Vermögensverwalter-Kolumne

Generation Tiefzins

17.07.14 10:28 Uhr

Generation Tiefzins | finanzen.net

Anleihezinsen über der Inflationsrate? Sparzinsen ohne Null vor dem Komma?

von Gottfried Urban, Vorstand der Bayerische Vermögen AG, Traunstein

Eine halbe Generation Bundesbürger wird wahrscheinlich in einer Phase niedrigster Zinsen aufwachsen. Bis in die Mitte der 2020er Jahre, so erwarten wichtige Notenbanker, wird das Tief in Europa anhalten. Erst dann würden sich die meisten Volkswirtschaften der südlichen Euroländer auf Vorkrisenniveau erholt haben.

Wie gewichtig der Einfluss der Notenbanken ist, zeigte sich jüngst wieder an den Aktienmärkten. Weder der neu aufflammende Bürgerkrieg in der Ost-Ukraine noch die Gewaltspirale in Nahost konnten die Hausse an den Börsen bremsen. Doch kaum waren Gerüchte über die Zahlungsschwierigkeiten einer portugiesischen Bank aufgekommen, sackten die Aktienkurse auf breiter Front.

Die Reaktion der Börse spricht dafür, dass die EZB ihre geldpolitische Offensive fortsetzen wird. Draghi hat im Juni nicht nur den Leitzins gesenkt sondern erstmals einen Strafzins für Bankeinlagen eingeführt. Dazu erklärte der Notenbankchef: "Das nun erreichte Zinsniveau wird für einen ausgedehnten Zeitraum bestehen bleiben....wenn Sie mich fragen, ob wir mit unseren Maßnahmen fertig sind, dann lautet meine Antwort: Nein!".

Umschuldung der Staaten braucht Jahre

Tatsächlich zeigt die Liquiditätsschwemme im Süden Europas noch zu wenig Wirkung. Die Wirtschaft läuft dort nicht richtig an, die Staatsverschuldung bleibt weiter hoch. Die Kreditvergabe durch die Banken ist in vielen Euroländern weiterhin rückläufig, auch wenn an einigen Stellen neue Kredite vergeben werden. Und die Arbeitslosigkeit verharrt auf hohem Niveau. Neben dem Zinsentscheid und weiteren Geldspritzen für Banken plant die EZB im zweiten Halbjahr deshalb, Problempapiere aus den Bankbilanzen zu übernehmen.

Ein wichtiges Ziel hat die Zentralbank immerhin erreicht: Alle Euroländer, selbst das hoch verschuldete Griechenland, können sich mittlerweile wieder am Kapitalmarkt langfristig Geld leihen und damit die in den nächsten Jahren fälligen Altschulden in neue billigere Langfristkredite umwandeln. Doch dieser Prozess braucht Jahre.

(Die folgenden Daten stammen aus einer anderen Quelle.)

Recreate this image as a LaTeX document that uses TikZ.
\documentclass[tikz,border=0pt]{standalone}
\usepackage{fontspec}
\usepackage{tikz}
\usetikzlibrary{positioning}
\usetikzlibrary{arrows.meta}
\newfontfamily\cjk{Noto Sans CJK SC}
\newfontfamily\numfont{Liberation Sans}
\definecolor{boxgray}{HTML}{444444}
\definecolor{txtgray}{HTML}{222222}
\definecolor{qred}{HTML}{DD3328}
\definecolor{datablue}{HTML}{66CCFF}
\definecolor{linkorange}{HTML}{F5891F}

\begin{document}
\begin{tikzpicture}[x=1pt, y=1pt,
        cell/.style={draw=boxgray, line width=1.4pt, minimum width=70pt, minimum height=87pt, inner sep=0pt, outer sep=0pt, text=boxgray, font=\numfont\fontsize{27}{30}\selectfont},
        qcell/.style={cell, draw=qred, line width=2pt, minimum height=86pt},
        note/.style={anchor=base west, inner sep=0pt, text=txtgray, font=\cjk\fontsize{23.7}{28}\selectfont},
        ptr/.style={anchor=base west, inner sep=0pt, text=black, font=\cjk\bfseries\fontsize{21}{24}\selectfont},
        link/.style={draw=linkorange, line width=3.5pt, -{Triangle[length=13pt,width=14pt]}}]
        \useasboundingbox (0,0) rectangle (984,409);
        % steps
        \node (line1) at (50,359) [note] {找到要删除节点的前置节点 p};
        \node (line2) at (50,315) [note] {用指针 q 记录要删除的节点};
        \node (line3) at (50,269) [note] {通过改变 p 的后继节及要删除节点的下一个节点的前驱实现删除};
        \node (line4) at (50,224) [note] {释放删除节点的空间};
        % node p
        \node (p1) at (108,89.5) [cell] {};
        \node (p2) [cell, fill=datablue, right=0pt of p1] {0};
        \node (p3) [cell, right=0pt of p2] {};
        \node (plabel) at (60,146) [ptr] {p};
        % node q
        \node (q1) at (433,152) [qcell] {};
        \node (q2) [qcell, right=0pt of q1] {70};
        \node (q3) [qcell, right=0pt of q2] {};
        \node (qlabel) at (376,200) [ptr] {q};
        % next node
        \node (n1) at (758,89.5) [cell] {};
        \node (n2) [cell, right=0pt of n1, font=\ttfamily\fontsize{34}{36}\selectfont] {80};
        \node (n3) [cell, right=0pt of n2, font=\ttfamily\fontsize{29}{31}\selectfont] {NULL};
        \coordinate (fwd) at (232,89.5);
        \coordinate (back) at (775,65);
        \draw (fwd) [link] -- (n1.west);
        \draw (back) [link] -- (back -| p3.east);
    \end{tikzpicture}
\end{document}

Kürzlich hatte ich die Gelegenheit mit dem ehemaligen Chef der Schweizer Nationalbank zu sprechen. Er meinte, dass wir in Euroland erst Mitte der 2020er Jahre wieder in eine normale Zinswelt eintauchen. Diesen Zeitrahmen müssen und werden die Notenbanken den Staaten geben. Die Zeit müssen die Problemländer in Euroland nutzen, um strukturelle Änderungen anzuschieben. Schuldenabbau funktioniert eben nur bei stabiler Wirtschaftslage kombiniert mit Niedrigzinsen.

Volatilität auf Tiefststand

Was die schwächelnde Wirtschaft im Süden in Schwung bringen soll, bereitet Anlegern hierzulande Sorgen. Sie haben das meiste Geld in Anleihen, Bankeinlagen, Bausparverträgen oder Lebensversicherungen gesteckt. Renditen oberhalb der Inflationsrate werden in den kommenden Jahren aber nur noch mit Anlageklassen zu schaffen sein, die grundsätzlich unternehmerischen Risiken ausgesetzt sind. Die Vermögenspreise von Aktien, Hochzinsanleihen, Immobilien und Grund und Boden werden unter Schwankungen weiter steigen.

Auch hier hat die EZB ein selbstgestecktes Ziel erreicht: Die Vermögenspreis-Schwankungen sind zurückgegangen. Die Volatilität an den Märkten liegt auf dem Tiefststand. Dass sich dies ändert, kann niemand wirklich wollen. Denn nehmen die Kursausschläge wieder zu, wirkt sich dies unter Umständen negativ auf die Realwirtschaft aus.

Der Sparer muss die schleichende Enteignung über die Nullzinspolitik nicht hinnehmen; er muss nur akzeptieren, dass reale Renditen nicht mehr risikofrei zu bekommen sind - und entsprechend anlegen.